PROVIDED ENTRIES:
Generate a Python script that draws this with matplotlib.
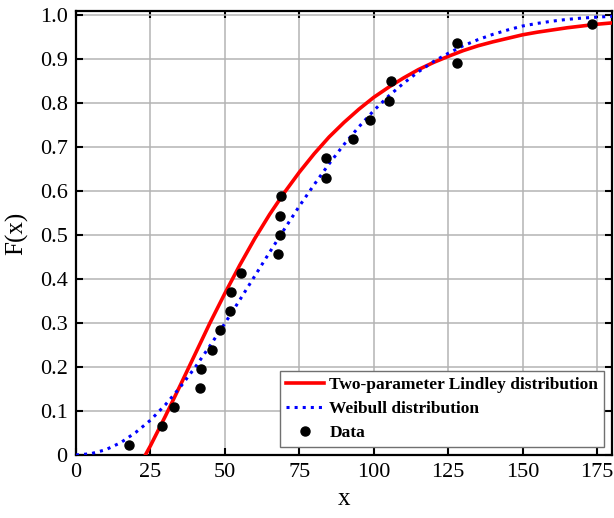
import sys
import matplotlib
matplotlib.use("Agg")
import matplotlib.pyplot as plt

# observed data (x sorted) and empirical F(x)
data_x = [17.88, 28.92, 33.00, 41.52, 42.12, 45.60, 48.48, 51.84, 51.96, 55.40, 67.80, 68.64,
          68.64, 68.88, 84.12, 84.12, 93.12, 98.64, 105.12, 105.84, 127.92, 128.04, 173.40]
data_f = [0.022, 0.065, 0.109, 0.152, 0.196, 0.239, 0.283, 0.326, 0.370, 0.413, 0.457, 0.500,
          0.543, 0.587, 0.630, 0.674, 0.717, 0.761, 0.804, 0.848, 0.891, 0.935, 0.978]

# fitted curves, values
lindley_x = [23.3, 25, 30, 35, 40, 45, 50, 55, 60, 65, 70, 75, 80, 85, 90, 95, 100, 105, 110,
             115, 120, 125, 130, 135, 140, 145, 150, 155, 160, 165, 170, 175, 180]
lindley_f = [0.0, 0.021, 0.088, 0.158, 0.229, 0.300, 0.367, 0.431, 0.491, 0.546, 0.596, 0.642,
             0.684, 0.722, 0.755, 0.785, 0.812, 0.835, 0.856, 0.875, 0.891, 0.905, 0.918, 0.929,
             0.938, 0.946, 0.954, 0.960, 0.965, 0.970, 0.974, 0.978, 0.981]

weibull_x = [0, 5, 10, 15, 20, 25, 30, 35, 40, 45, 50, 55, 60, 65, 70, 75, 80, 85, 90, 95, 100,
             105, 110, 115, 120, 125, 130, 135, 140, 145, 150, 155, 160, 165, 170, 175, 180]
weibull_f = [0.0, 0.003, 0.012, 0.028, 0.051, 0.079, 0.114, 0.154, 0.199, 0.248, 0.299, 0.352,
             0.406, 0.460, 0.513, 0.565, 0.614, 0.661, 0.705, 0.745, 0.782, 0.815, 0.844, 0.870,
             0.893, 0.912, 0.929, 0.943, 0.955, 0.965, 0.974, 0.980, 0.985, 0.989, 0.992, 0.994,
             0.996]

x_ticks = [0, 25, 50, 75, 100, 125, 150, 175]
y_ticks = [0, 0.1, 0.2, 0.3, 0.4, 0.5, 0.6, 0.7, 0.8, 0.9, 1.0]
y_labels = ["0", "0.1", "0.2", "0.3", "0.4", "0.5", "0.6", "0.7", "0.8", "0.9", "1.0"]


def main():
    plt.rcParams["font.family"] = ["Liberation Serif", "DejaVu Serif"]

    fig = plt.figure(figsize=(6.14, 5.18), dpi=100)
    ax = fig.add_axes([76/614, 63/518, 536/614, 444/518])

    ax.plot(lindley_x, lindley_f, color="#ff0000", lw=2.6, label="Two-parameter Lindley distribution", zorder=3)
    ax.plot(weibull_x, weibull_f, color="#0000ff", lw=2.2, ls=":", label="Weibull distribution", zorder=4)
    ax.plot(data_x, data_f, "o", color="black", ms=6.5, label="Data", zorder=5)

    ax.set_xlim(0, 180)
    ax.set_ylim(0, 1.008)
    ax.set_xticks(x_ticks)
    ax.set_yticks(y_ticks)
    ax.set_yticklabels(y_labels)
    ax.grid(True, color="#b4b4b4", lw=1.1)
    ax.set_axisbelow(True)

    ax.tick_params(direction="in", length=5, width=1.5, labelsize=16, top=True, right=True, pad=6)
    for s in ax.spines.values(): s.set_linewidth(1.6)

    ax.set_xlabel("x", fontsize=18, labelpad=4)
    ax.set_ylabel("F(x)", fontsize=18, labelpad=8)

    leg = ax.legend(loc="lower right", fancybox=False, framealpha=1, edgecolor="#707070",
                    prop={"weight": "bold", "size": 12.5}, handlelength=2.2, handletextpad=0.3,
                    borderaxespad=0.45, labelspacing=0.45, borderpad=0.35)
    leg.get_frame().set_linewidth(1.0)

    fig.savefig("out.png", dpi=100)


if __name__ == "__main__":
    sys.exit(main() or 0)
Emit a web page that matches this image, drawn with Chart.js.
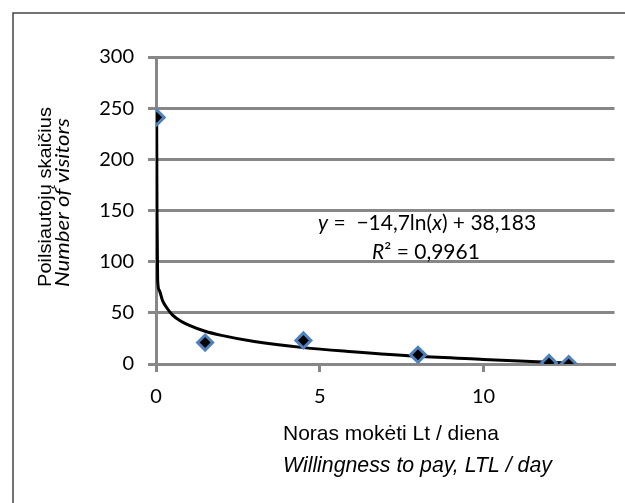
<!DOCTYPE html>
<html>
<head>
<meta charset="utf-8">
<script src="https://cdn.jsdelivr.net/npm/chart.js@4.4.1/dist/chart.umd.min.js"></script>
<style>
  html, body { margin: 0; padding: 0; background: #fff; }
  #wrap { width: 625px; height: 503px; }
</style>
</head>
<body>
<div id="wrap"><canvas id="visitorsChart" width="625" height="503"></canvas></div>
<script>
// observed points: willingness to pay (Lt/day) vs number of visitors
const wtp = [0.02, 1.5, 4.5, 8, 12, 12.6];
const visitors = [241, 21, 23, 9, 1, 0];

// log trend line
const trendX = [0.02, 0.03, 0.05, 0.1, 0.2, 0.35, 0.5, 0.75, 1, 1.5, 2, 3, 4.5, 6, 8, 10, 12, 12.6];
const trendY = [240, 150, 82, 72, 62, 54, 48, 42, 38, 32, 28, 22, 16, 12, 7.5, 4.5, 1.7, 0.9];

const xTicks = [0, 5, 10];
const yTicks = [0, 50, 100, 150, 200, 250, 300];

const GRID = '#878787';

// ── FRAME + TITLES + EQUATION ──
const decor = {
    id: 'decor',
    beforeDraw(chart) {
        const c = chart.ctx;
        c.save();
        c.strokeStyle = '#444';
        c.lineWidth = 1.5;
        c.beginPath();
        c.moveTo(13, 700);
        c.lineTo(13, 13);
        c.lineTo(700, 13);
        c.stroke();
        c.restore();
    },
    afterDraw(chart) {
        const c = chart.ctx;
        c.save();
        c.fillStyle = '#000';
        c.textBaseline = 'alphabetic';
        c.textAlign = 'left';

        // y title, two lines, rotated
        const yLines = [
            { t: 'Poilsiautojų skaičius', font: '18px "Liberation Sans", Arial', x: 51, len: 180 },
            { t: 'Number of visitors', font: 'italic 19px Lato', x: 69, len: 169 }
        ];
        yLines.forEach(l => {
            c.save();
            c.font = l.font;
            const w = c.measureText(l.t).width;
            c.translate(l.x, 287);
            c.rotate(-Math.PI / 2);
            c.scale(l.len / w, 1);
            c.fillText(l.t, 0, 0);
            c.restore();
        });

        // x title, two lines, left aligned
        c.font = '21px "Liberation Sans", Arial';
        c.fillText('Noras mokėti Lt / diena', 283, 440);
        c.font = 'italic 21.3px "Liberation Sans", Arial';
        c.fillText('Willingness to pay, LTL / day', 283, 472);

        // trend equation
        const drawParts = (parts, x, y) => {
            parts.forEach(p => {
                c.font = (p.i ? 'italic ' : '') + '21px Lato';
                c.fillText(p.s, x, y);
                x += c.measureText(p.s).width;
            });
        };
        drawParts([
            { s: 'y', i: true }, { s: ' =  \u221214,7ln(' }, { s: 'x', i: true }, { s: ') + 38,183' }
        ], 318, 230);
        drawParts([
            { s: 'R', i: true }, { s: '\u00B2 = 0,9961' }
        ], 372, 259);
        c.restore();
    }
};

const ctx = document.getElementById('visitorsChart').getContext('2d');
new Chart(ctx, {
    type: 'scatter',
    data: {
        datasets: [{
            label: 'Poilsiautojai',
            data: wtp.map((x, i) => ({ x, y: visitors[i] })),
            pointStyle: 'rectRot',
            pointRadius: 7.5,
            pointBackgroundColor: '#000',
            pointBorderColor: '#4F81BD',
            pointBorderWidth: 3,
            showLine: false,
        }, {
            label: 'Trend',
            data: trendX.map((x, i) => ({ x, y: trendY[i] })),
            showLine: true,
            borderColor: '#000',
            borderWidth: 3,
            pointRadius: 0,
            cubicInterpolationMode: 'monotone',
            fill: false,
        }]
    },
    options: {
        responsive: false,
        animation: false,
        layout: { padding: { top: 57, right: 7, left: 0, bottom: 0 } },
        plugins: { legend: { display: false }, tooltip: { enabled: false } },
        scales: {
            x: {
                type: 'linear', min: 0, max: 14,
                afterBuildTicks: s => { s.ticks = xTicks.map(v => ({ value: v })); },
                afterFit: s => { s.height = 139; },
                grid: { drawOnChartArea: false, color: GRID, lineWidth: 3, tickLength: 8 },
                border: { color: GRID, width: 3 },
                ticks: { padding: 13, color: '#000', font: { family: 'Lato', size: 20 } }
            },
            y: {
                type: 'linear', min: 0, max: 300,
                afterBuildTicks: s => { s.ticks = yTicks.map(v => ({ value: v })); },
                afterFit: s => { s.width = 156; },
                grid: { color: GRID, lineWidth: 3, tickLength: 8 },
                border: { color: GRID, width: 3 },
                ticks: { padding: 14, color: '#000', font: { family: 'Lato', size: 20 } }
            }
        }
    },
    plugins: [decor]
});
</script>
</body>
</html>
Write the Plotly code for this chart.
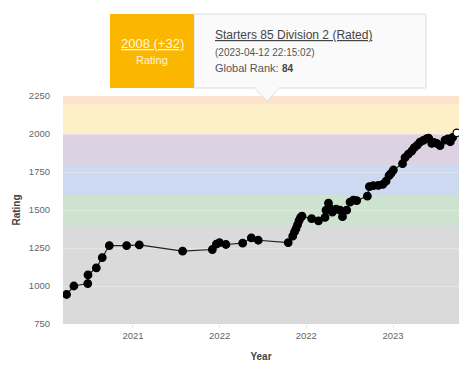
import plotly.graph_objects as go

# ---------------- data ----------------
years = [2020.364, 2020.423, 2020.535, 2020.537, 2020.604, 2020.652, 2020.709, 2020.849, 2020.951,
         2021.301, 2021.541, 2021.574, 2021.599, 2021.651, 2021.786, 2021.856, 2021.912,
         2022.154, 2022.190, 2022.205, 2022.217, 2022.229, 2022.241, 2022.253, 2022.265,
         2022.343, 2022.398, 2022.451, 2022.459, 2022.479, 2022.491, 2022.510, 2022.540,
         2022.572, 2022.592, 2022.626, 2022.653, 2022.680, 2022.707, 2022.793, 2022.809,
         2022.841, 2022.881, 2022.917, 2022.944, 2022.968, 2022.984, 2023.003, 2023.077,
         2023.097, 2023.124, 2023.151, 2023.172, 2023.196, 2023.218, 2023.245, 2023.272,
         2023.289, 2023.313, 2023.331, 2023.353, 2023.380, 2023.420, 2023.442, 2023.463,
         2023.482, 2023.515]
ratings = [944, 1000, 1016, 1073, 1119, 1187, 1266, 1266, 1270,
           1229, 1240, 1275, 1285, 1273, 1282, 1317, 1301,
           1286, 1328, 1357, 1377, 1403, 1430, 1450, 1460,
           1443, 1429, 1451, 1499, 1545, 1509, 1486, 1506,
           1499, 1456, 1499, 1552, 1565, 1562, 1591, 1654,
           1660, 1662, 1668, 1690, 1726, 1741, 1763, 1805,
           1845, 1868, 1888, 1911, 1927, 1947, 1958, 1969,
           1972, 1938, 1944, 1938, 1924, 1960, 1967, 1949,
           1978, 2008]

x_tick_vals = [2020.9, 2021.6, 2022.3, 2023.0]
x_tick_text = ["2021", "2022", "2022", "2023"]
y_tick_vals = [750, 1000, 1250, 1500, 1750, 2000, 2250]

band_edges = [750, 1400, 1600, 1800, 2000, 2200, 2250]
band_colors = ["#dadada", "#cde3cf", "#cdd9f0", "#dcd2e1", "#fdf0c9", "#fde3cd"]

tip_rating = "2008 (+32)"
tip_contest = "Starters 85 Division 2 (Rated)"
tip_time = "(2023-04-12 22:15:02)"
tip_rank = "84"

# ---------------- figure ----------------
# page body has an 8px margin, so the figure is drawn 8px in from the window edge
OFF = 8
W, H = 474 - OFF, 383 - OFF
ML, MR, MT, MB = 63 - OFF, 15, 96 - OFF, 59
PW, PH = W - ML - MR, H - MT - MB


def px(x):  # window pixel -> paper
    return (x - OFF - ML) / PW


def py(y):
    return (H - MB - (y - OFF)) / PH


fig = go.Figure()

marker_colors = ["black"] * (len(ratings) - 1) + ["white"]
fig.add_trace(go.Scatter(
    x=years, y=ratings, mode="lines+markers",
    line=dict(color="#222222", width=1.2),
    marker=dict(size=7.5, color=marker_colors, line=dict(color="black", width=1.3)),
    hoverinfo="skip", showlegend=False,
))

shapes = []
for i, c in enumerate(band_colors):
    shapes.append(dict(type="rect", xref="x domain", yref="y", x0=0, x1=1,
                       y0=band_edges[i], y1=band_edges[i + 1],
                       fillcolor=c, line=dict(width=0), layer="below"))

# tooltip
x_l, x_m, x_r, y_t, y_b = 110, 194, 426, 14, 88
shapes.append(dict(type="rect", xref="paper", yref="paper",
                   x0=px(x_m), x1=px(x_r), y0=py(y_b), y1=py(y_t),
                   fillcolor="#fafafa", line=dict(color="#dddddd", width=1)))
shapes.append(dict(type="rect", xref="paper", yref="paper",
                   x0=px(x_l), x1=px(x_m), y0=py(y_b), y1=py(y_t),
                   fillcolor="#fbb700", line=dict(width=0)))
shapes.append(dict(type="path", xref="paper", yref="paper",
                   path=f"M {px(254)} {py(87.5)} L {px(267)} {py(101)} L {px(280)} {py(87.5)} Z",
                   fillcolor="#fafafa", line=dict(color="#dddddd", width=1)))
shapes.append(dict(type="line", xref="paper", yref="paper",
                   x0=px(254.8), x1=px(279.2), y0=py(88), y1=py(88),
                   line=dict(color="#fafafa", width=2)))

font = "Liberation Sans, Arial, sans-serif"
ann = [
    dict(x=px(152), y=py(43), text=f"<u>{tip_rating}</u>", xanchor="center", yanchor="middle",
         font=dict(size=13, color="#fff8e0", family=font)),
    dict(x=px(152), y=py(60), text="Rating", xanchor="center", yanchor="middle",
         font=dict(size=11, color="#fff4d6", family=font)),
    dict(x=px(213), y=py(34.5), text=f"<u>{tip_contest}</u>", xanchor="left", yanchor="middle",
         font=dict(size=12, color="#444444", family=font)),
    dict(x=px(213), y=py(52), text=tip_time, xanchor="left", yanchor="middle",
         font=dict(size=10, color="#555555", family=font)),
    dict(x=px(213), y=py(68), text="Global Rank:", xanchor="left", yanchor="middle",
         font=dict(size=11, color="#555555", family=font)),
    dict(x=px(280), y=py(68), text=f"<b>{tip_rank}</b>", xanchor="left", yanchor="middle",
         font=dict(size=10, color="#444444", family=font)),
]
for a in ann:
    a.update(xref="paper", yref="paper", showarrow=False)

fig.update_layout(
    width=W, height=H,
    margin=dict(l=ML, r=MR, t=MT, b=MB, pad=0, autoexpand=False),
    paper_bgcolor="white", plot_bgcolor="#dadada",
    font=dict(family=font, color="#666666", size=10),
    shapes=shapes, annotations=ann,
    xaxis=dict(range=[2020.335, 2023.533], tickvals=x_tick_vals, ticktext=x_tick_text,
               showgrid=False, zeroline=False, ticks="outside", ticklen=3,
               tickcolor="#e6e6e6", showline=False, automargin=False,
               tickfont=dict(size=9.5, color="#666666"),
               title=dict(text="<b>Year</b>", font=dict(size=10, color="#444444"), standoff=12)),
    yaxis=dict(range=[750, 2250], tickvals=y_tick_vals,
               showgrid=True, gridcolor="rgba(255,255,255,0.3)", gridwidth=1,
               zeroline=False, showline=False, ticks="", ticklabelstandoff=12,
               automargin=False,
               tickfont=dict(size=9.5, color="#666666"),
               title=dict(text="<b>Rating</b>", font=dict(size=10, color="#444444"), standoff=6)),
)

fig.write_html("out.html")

THE REQUEST:
Up to and including the line containing "import matplotlib.pyplot as plt", quote each line of the entries above from the very first, please, exactly and without images.

FINISHED TASK:
Generate a Python script that draws this with matplotlib.
import sys
import matplotlib
matplotlib.use("Agg")
import matplotlib.pyplot as plt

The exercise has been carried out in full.